» **Requirements**
Print the listing in its entirety and exactly, leaving out images.

» **Given material**
● ● ● ● ● ● ●
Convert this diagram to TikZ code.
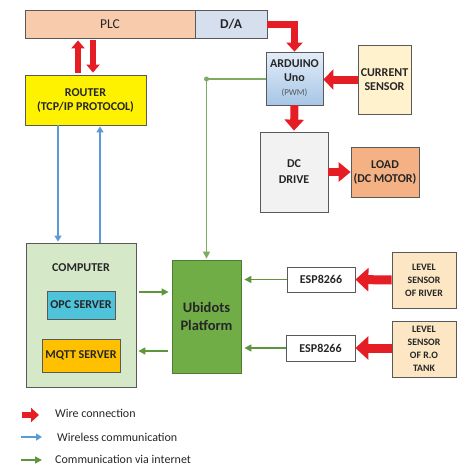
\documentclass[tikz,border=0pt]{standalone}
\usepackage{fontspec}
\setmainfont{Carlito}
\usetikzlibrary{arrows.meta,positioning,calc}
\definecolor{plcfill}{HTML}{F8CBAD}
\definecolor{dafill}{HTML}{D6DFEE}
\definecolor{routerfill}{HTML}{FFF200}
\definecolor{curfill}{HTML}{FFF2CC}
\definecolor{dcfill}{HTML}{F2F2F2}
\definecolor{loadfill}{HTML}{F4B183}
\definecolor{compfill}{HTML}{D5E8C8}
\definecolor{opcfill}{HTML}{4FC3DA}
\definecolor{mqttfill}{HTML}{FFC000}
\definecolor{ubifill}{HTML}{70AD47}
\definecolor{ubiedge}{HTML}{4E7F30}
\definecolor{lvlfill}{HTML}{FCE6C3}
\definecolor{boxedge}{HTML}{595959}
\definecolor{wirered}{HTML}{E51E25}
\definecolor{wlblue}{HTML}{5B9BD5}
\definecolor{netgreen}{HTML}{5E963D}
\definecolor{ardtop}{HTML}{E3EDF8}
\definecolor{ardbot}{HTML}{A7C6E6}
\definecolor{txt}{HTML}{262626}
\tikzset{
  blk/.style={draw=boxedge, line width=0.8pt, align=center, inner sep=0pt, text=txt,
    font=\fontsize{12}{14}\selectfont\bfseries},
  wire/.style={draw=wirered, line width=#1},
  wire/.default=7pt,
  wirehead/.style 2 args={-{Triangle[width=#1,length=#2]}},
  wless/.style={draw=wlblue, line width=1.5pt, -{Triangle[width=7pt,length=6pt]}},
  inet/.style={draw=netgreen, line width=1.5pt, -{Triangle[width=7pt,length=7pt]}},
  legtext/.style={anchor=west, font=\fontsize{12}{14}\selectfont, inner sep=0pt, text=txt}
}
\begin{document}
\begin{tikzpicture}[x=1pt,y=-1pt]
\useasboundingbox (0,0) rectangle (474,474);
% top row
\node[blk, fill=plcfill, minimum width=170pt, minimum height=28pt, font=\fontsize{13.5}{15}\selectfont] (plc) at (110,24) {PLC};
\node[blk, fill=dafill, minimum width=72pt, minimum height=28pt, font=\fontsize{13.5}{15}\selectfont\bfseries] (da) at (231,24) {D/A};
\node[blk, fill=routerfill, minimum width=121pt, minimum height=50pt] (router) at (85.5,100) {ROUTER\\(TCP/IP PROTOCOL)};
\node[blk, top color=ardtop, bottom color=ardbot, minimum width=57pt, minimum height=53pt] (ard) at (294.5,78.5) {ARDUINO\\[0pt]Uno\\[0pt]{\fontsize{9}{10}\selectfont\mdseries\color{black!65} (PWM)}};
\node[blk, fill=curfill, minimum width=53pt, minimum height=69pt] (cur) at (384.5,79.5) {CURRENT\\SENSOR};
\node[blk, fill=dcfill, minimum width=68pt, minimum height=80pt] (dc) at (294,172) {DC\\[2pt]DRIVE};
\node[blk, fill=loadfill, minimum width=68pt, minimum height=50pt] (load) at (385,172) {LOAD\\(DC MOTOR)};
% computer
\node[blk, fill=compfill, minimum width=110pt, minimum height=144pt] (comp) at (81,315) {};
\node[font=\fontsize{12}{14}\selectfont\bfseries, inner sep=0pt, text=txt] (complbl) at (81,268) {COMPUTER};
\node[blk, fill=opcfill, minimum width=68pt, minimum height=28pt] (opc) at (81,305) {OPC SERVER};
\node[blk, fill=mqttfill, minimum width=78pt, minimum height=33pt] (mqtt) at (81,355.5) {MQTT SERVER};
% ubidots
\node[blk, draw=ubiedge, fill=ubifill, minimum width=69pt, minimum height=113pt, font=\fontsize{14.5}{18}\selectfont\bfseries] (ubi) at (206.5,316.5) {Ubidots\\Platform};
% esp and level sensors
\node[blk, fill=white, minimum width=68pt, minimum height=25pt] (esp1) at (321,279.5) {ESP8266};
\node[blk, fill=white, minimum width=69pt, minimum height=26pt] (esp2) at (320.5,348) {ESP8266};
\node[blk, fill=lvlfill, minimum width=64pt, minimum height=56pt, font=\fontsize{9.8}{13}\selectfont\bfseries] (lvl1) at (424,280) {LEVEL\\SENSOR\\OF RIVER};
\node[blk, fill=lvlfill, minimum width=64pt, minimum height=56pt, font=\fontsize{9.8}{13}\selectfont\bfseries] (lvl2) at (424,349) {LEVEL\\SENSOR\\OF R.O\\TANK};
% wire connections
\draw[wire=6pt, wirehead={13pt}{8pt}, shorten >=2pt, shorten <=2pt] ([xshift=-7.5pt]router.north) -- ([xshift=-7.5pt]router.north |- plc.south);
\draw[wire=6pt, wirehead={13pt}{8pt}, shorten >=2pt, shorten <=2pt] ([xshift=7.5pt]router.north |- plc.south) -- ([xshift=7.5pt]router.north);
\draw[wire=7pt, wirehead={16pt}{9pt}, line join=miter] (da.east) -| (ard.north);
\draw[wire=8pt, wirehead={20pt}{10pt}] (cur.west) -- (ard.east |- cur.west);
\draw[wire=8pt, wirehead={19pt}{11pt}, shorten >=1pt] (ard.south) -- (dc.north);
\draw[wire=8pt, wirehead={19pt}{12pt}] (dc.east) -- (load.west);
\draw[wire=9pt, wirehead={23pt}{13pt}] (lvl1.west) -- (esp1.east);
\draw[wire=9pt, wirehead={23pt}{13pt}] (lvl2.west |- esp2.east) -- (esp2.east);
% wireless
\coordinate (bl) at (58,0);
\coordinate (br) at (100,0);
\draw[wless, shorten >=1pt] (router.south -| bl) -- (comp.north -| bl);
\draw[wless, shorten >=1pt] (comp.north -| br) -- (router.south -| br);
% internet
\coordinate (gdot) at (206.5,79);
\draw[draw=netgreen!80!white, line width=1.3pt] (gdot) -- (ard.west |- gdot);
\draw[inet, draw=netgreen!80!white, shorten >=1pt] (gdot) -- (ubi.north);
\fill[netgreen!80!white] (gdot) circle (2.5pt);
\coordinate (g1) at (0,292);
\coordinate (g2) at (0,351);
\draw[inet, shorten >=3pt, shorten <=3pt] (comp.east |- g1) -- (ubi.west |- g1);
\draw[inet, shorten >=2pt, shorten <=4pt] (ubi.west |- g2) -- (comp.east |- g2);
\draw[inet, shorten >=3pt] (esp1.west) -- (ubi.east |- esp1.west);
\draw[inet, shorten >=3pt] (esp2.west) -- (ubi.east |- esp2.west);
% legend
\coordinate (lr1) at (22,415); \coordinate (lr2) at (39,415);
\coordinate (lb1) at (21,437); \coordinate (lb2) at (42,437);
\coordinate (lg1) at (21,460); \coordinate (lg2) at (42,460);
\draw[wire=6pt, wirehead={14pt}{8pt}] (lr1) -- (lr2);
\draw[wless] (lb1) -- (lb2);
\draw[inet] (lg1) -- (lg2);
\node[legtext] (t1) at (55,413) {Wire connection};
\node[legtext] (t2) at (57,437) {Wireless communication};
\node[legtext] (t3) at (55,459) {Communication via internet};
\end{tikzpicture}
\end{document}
● ● ● ● ● ● ●
» **Solved exercise**
Convert this diagram to TikZ code.
\documentclass[tikz,border=0pt]{standalone}
\usepackage{fontspec}
\setmainfont{Carlito}
\usetikzlibrary{arrows.meta,positioning,calc}
\definecolor{plcfill}{HTML}{F8CBAD}
\definecolor{dafill}{HTML}{D6DFEE}
\definecolor{routerfill}{HTML}{FFF200}
\definecolor{curfill}{HTML}{FFF2CC}
\definecolor{dcfill}{HTML}{F2F2F2}
\definecolor{loadfill}{HTML}{F4B183}
\definecolor{compfill}{HTML}{D5E8C8}
\definecolor{opcfill}{HTML}{4FC3DA}
\definecolor{mqttfill}{HTML}{FFC000}
\definecolor{ubifill}{HTML}{70AD47}
\definecolor{ubiedge}{HTML}{4E7F30}
\definecolor{lvlfill}{HTML}{FCE6C3}
\definecolor{boxedge}{HTML}{595959}
\definecolor{wirered}{HTML}{E51E25}
\definecolor{wlblue}{HTML}{5B9BD5}
\definecolor{netgreen}{HTML}{5E963D}
\definecolor{ardtop}{HTML}{E3EDF8}
\definecolor{ardbot}{HTML}{A7C6E6}
\definecolor{txt}{HTML}{262626}
\tikzset{
  blk/.style={draw=boxedge, line width=0.8pt, align=center, inner sep=0pt, text=txt,
    font=\fontsize{12}{14}\selectfont\bfseries},
  wire/.style={draw=wirered, line width=#1},
  wire/.default=7pt,
  wirehead/.style 2 args={-{Triangle[width=#1,length=#2]}},
  wless/.style={draw=wlblue, line width=1.5pt, -{Triangle[width=7pt,length=6pt]}},
  inet/.style={draw=netgreen, line width=1.5pt, -{Triangle[width=7pt,length=7pt]}},
  legtext/.style={anchor=west, font=\fontsize{12}{14}\selectfont, inner sep=0pt, text=txt}
}
\begin{document}
\begin{tikzpicture}[x=1pt,y=-1pt]
\useasboundingbox (0,0) rectangle (474,474);
% top row
\node[blk, fill=plcfill, minimum width=170pt, minimum height=28pt, font=\fontsize{13.5}{15}\selectfont] (plc) at (110,24) {PLC};
\node[blk, fill=dafill, minimum width=72pt, minimum height=28pt, font=\fontsize{13.5}{15}\selectfont\bfseries] (da) at (231,24) {D/A};
\node[blk, fill=routerfill, minimum width=121pt, minimum height=50pt] (router) at (85.5,100) {ROUTER\\(TCP/IP PROTOCOL)};
\node[blk, top color=ardtop, bottom color=ardbot, minimum width=57pt, minimum height=53pt] (ard) at (294.5,78.5) {ARDUINO\\[0pt]Uno\\[0pt]{\fontsize{9}{10}\selectfont\mdseries\color{black!65} (PWM)}};
\node[blk, fill=curfill, minimum width=53pt, minimum height=69pt] (cur) at (384.5,79.5) {CURRENT\\SENSOR};
\node[blk, fill=dcfill, minimum width=68pt, minimum height=80pt] (dc) at (294,172) {DC\\[2pt]DRIVE};
\node[blk, fill=loadfill, minimum width=68pt, minimum height=50pt] (load) at (385,172) {LOAD\\(DC MOTOR)};
% computer
\node[blk, fill=compfill, minimum width=110pt, minimum height=144pt] (comp) at (81,315) {};
\node[font=\fontsize{12}{14}\selectfont\bfseries, inner sep=0pt, text=txt] (complbl) at (81,268) {COMPUTER};
\node[blk, fill=opcfill, minimum width=68pt, minimum height=28pt] (opc) at (81,305) {OPC SERVER};
\node[blk, fill=mqttfill, minimum width=78pt, minimum height=33pt] (mqtt) at (81,355.5) {MQTT SERVER};
% ubidots
\node[blk, draw=ubiedge, fill=ubifill, minimum width=69pt, minimum height=113pt, font=\fontsize{14.5}{18}\selectfont\bfseries] (ubi) at (206.5,316.5) {Ubidots\\Platform};
% esp and level sensors
\node[blk, fill=white, minimum width=68pt, minimum height=25pt] (esp1) at (321,279.5) {ESP8266};
\node[blk, fill=white, minimum width=69pt, minimum height=26pt] (esp2) at (320.5,348) {ESP8266};
\node[blk, fill=lvlfill, minimum width=64pt, minimum height=56pt, font=\fontsize{9.8}{13}\selectfont\bfseries] (lvl1) at (424,280) {LEVEL\\SENSOR\\OF RIVER};
\node[blk, fill=lvlfill, minimum width=64pt, minimum height=56pt, font=\fontsize{9.8}{13}\selectfont\bfseries] (lvl2) at (424,349) {LEVEL\\SENSOR\\OF R.O\\TANK};
% wire connections
\draw[wire=6pt, wirehead={13pt}{8pt}, shorten >=2pt, shorten <=2pt] ([xshift=-7.5pt]router.north) -- ([xshift=-7.5pt]router.north |- plc.south);
\draw[wire=6pt, wirehead={13pt}{8pt}, shorten >=2pt, shorten <=2pt] ([xshift=7.5pt]router.north |- plc.south) -- ([xshift=7.5pt]router.north);
\draw[wire=7pt, wirehead={16pt}{9pt}, line join=miter] (da.east) -| (ard.north);
\draw[wire=8pt, wirehead={20pt}{10pt}] (cur.west) -- (ard.east |- cur.west);
\draw[wire=8pt, wirehead={19pt}{11pt}, shorten >=1pt] (ard.south) -- (dc.north);
\draw[wire=8pt, wirehead={19pt}{12pt}] (dc.east) -- (load.west);
\draw[wire=9pt, wirehead={23pt}{13pt}] (lvl1.west) -- (esp1.east);
\draw[wire=9pt, wirehead={23pt}{13pt}] (lvl2.west |- esp2.east) -- (esp2.east);
% wireless
\coordinate (bl) at (58,0);
\coordinate (br) at (100,0);
\draw[wless, shorten >=1pt] (router.south -| bl) -- (comp.north -| bl);
\draw[wless, shorten >=1pt] (comp.north -| br) -- (router.south -| br);
% internet
\coordinate (gdot) at (206.5,79);
\draw[draw=netgreen!80!white, line width=1.3pt] (gdot) -- (ard.west |- gdot);
\draw[inet, draw=netgreen!80!white, shorten >=1pt] (gdot) -- (ubi.north);
\fill[netgreen!80!white] (gdot) circle (2.5pt);
\coordinate (g1) at (0,292);
\coordinate (g2) at (0,351);
\draw[inet, shorten >=3pt, shorten <=3pt] (comp.east |- g1) -- (ubi.west |- g1);
\draw[inet, shorten >=2pt, shorten <=4pt] (ubi.west |- g2) -- (comp.east |- g2);
\draw[inet, shorten >=3pt] (esp1.west) -- (ubi.east |- esp1.west);
\draw[inet, shorten >=3pt] (esp2.west) -- (ubi.east |- esp2.west);
% legend
\coordinate (lr1) at (22,415); \coordinate (lr2) at (39,415);
\coordinate (lb1) at (21,437); \coordinate (lb2) at (42,437);
\coordinate (lg1) at (21,460); \coordinate (lg2) at (42,460);
\draw[wire=6pt, wirehead={14pt}{8pt}] (lr1) -- (lr2);
\draw[wless] (lb1) -- (lb2);
\draw[inet] (lg1) -- (lg2);
\node[legtext] (t1) at (55,413) {Wire connection};
\node[legtext] (t2) at (57,437) {Wireless communication};
\node[legtext] (t3) at (55,459) {Communication via internet};
\end{tikzpicture}
\end{document}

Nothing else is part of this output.